Gasoline prices are a reflection of complex, interconnected global markets where supply, demand, and geopolitical stability constantly interact. Understanding the cost of fuel at the pump requires looking beyond the immediate price tag to analyze the historical context and the forces that shape the energy sector. The year 2019 provides an instructive snapshot of this dynamic, showcasing a period of relative stability punctuated by significant global uncertainties and scheduled market adjustments. This historical examination of the 2019 price trajectory offers valuable insight into how various factors influence the consumer cost of regular unleaded gasoline across the United States.
The 2019 National Average
The overall annual average price for regular unleaded gasoline in the United States during 2019 was $2.60 per gallon. This figure represents the statistical mean of prices paid by consumers throughout the entire calendar year. The 2019 annual average was approximately four percent lower than the previous year, specifically 11 cents less than the average recorded in 2018.
This slight decline in the yearly average suggests a generally more stable and less volatile pricing environment compared to the preceding period. While the price of crude oil makes up a significant portion of the retail cost—approximately 52 percent—the annual average smooths out the sharp movements that occurred over the twelve months. The annual average provides a benchmark for historical comparison, but it does not capture the considerable price fluctuations experienced by drivers on a monthly or weekly basis.
Seasonal Fluctuations and Key Price Movements
Gasoline prices exhibited a distinct and predictable seasonal trajectory throughout 2019, which is common in the U.S. market. The lowest point for the year was recorded early on, reaching $2.24 per gallon on January 7. This low price reflected the reduced demand typical of the post-holiday winter months and the use of cheaper-to-produce winter-grade fuel blends.
Prices then began a steady ascent throughout the first quarter of the year, driven by the springtime switch to more expensive summer-grade gasoline blends required for environmental compliance. The national average peaked at $2.90 per gallon on May 6, coinciding with the beginning of the summer driving season, when increased travel demand puts upward pressure on prices. Following this seasonal high, prices generally trended downward through the remainder of the year as driving demand eased and the market prepared for the return of less costly winter blends.
Key Drivers of 2019 Fuel Costs
The price movements in 2019 were driven by a combination of global production decisions, geopolitical events, and economic uncertainty. The Organization of the Petroleum Exporting Countries Plus (OPEC+) played a primary role by maintaining a production cut of 1.2 million barrels per day (b/d) for most of the year, a measure intended to stabilize and support crude oil prices. The alliance then agreed in December 2019 to deepen these cuts by an additional 500,000 b/d, a proactive move to prevent a supply glut amid forecasts of slowing global demand.
Global oil demand was directly impacted by the escalating trade tensions between the United States and China throughout 2019. The uncertainty created by tariffs and the resulting slowdown in manufacturing activity led the International Energy Agency (IEA) to cut its oil demand growth forecasts.

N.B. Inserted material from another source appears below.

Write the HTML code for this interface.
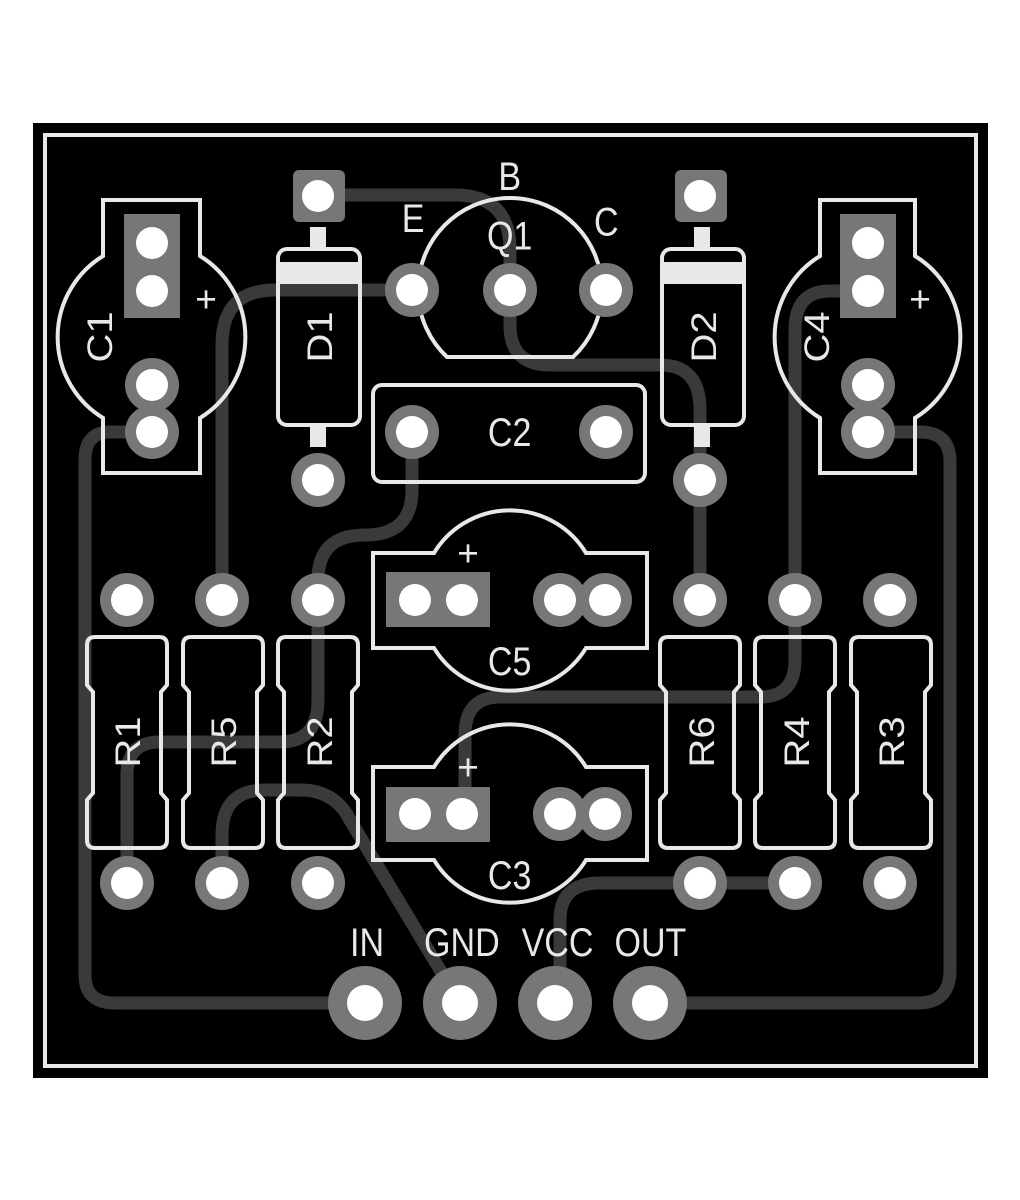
<!DOCTYPE html>
<html><head><meta charset="utf-8"><style>
html,body{margin:0;padding:0;background:#fff;}
svg{display:block}
text{font-family:"Liberation Sans",sans-serif;fill:#e8e8e8;font-size:37px;text-anchor:middle;}
</style></head><body>
<svg width="1020" height="1200" viewBox="0 0 1020 1200" xmlns="http://www.w3.org/2000/svg">
<rect x="0" y="0" width="1020" height="1200" fill="#fff"/>
<rect x="33" y="123" width="955" height="955" fill="#000"/>
<rect x="45" y="135" width="931" height="931" fill="none" stroke="#e8e8e8" stroke-width="4"/>

<g fill="none" stroke="#3a3a3a" stroke-width="13" stroke-linecap="round" stroke-linejoin="round">
<path d="M318 195 H455 Q510 195 510 250 V290"/>
<path d="M510 290 V325 Q510 365 550 365 H660 Q700 365 700 410 V600"/>
<path d="M412 290 H275 Q222 290 222 345 V600"/>
<path d="M152 432 H110 Q85 432 85 460 V975 Q85 1003 115 1003 H365"/>
<path d="M412 432 V490 Q412 535 365 535 Q318 535 318 580 V700 Q318 742 280 742 H160 Q127 742 127 775 V883"/>
<path d="M222 883 V835 Q222 790 265 790 H300 Q335 790 350 820 L460 1003"/>
<path d="M868 291 H830 Q795 291 795 330 V660 Q795 697 760 697 H500 Q465 697 465 735 V812"/>
<path d="M868 432 H920 Q950 432 950 462 V970 Q950 1003 918 1003 H650"/>
<path d="M795 883 H700 H600 Q560 883 560 920 V1003"/>
<path d="M152 385 V432"/><path d="M868 385 V432"/>
<path d="M557 600 H602"/><path d="M557 812 H602"/>
</g>

<g fill="none" stroke="#e8e8e8" stroke-width="4">
<path d="M103 200 H200 V256 A95 95 0 0 1 200 418 V473 H103 V418 A95 95 0 0 1 103 256 Z"/>
<path d="M820 200 H915 V256 A95 95 0 0 1 915 418 V473 H820 V418 A95 95 0 0 1 820 256 Z"/>
<path d="M447 357 A92 92 0 1 1 573 357 Z"/>
<rect x="373" y="385" width="272" height="97" rx="9"/>
<path d="M373 553 H434 A89 89 0 0 1 586 553 H647 V648 H586 A89 89 0 0 1 434 648 H373 Z"/>
<path d="M373 767 H434 A89 89 0 0 1 586 767 H647 V860 H586 A89 89 0 0 1 434 860 H373 Z"/>
<rect x="278" y="249" width="82" height="176" rx="9"/>
<rect x="662" y="249" width="82" height="176" rx="9"/>
</g>
<g fill="#e8e8e8">
<rect x="278" y="262" width="82" height="22"/>
<rect x="662" y="262" width="82" height="22"/>
<rect x="310" y="227" width="16" height="22"/><rect x="310" y="425" width="16" height="22"/>
<rect x="694" y="227" width="16" height="22"/><rect x="694" y="425" width="16" height="22"/>
</g>
<g fill="none" stroke="#e8e8e8" stroke-width="4">
<path d="M95 637 H159 Q167 637 167 645 V685 L161 692 V793 L167 800 V840 Q167 848 159 848 H95 Q87 848 87 840 V800 L93 793 V692 L87 685 V645 Q87 637 95 637 Z"/>
<path transform="translate(96 0)" d="M95 637 H159 Q167 637 167 645 V685 L161 692 V793 L167 800 V840 Q167 848 159 848 H95 Q87 848 87 840 V800 L93 793 V692 L87 685 V645 Q87 637 95 637 Z"/>
<path transform="translate(191 0)" d="M95 637 H159 Q167 637 167 645 V685 L161 692 V793 L167 800 V840 Q167 848 159 848 H95 Q87 848 87 840 V800 L93 793 V692 L87 685 V645 Q87 637 95 637 Z"/>
<path transform="translate(573 0)" d="M95 637 H159 Q167 637 167 645 V685 L161 692 V793 L167 800 V840 Q167 848 159 848 H95 Q87 848 87 840 V800 L93 793 V692 L87 685 V645 Q87 637 95 637 Z"/>
<path transform="translate(668 0)" d="M95 637 H159 Q167 637 167 645 V685 L161 692 V793 L167 800 V840 Q167 848 159 848 H95 Q87 848 87 840 V800 L93 793 V692 L87 685 V645 Q87 637 95 637 Z"/>
<path transform="translate(764 0)" d="M95 637 H159 Q167 637 167 645 V685 L161 692 V793 L167 800 V840 Q167 848 159 848 H95 Q87 848 87 840 V800 L93 793 V692 L87 685 V645 Q87 637 95 637 Z"/>
</g>

<g fill="#777">
<rect x="124" y="214" width="56" height="104"/>
<rect x="840" y="214" width="56" height="104"/>
<rect x="293" y="170" width="52" height="52" rx="6"/>
<rect x="675" y="170" width="52" height="52" rx="6"/>
<rect x="386" y="572" width="104" height="55"/>
<rect x="386" y="787" width="104" height="55"/>
</g>
<g fill="#777" stroke="#3a3a3a" stroke-width="0">
<circle cx="152" cy="385" r="27"/><circle cx="152" cy="432" r="27"/>
<circle cx="868" cy="385" r="27"/><circle cx="868" cy="432" r="27"/>
</g>
<g fill="#777">
<circle cx="318" cy="480" r="27"/><circle cx="700" cy="480" r="27"/>
<circle cx="412" cy="290" r="27"/><circle cx="510" cy="290" r="27"/><circle cx="606" cy="290" r="27"/>
<circle cx="412" cy="432" r="27"/><circle cx="606" cy="432" r="27"/>
<circle cx="560" cy="600" r="27"/><circle cx="605" cy="600" r="27"/>
<circle cx="560" cy="814" r="27"/><circle cx="605" cy="814" r="27"/>
<circle cx="127" cy="600" r="27"/><circle cx="222" cy="600" r="27"/><circle cx="318" cy="600" r="27"/>
<circle cx="700" cy="600" r="27"/><circle cx="795" cy="600" r="27"/><circle cx="890" cy="600" r="27"/>
<circle cx="127" cy="883" r="27"/><circle cx="222" cy="883" r="27"/><circle cx="318" cy="883" r="27"/>
<circle cx="700" cy="883" r="27"/><circle cx="795" cy="883" r="27"/><circle cx="890" cy="883" r="27"/>
<circle cx="365" cy="1003" r="37"/><circle cx="460" cy="1003" r="37"/><circle cx="555" cy="1003" r="37"/><circle cx="650" cy="1003" r="37"/>
</g>
<g fill="#fff">
<circle cx="152" cy="243" r="16"/><circle cx="152" cy="291" r="16"/>
<circle cx="868" cy="243" r="16"/><circle cx="868" cy="291" r="16"/>
<circle cx="318" cy="196" r="16"/><circle cx="700" cy="196" r="16"/>
<circle cx="152" cy="385" r="16"/><circle cx="152" cy="432" r="16"/>
<circle cx="868" cy="385" r="16"/><circle cx="868" cy="432" r="16"/>
<circle cx="318" cy="480" r="16"/><circle cx="700" cy="480" r="16"/>
<circle cx="412" cy="290" r="16"/><circle cx="510" cy="290" r="16"/><circle cx="606" cy="290" r="16"/>
<circle cx="412" cy="432" r="16"/><circle cx="606" cy="432" r="16"/>
<circle cx="415" cy="600" r="16"/><circle cx="462" cy="600" r="16"/>
<circle cx="560" cy="600" r="16"/><circle cx="605" cy="600" r="16"/>
<circle cx="415" cy="814" r="16"/><circle cx="462" cy="814" r="16"/>
<circle cx="560" cy="814" r="16"/><circle cx="605" cy="814" r="16"/>
<circle cx="127" cy="600" r="16"/><circle cx="222" cy="600" r="16"/><circle cx="318" cy="600" r="16"/>
<circle cx="700" cy="600" r="16"/><circle cx="795" cy="600" r="16"/><circle cx="890" cy="600" r="16"/>
<circle cx="127" cy="883" r="16"/><circle cx="222" cy="883" r="16"/><circle cx="318" cy="883" r="16"/>
<circle cx="700" cy="883" r="16"/><circle cx="795" cy="883" r="16"/><circle cx="890" cy="883" r="16"/>
<circle cx="365" cy="1003" r="18"/><circle cx="460" cy="1003" r="18"/><circle cx="555" cy="1003" r="18"/><circle cx="650" cy="1003" r="18"/>
</g>

<g transform="scale(0.92 1.08)">
<text x="554" y="176">B</text>
<text x="449" y="215">E</text>
<text x="659" y="218">C</text>
<text x="554" y="231">Q1</text>
<text x="554" y="413">C2</text>
<text x="554" y="625">C5</text>
<text x="554" y="823">C3</text>
<text x="399" y="885" font-size="33">IN</text>
<text x="502" y="885" font-size="33">GND</text>
<text x="606" y="885" font-size="33">VCC</text>
<text x="707" y="885" font-size="33">OUT</text>
</g>
<text x="468" y="566" font-size="46">+</text>
<text x="468" y="780" font-size="46">+</text>
<text x="206" y="312" font-size="46">+</text>
<text x="920" y="312" font-size="46">+</text>
<text transform="translate(112 337) rotate(-90) scale(1.08 0.95)">C1</text>
<text transform="translate(829 337) rotate(-90) scale(1.08 0.95)">C4</text>
<text transform="translate(332 337) rotate(-90) scale(1.08 0.95)">D1</text>
<text transform="translate(716 337) rotate(-90) scale(1.08 0.95)">D2</text>
<text transform="translate(140 742) rotate(-90) scale(1.08 0.95)">R1</text>
<text transform="translate(236 742) rotate(-90) scale(1.08 0.95)">R5</text>
<text transform="translate(332 742) rotate(-90) scale(1.08 0.95)">R2</text>
<text transform="translate(714 742) rotate(-90) scale(1.08 0.95)">R6</text>
<text transform="translate(809 742) rotate(-90) scale(1.08 0.95)">R4</text>
<text transform="translate(904 742) rotate(-90) scale(1.08 0.95)">R3</text>
</svg>
</body></html>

This fear of reduced economic activity acted as a cap on crude oil prices, preventing them from soaring despite the deliberate production cuts by OPEC+.
Geopolitical instability also introduced sharp, though temporary, volatility into the market. The September drone attacks on key Saudi Arabian oil facilities caused an immediate spike in crude prices, though the market quickly recovered as the kingdom demonstrated its ability to restore output faster than expected. Domestically, U.S. gasoline inventories generally remained within the five-year average range, which helped to mitigate extreme price swings at the pump, despite significant increases in U.S. crude oil exports throughout the year.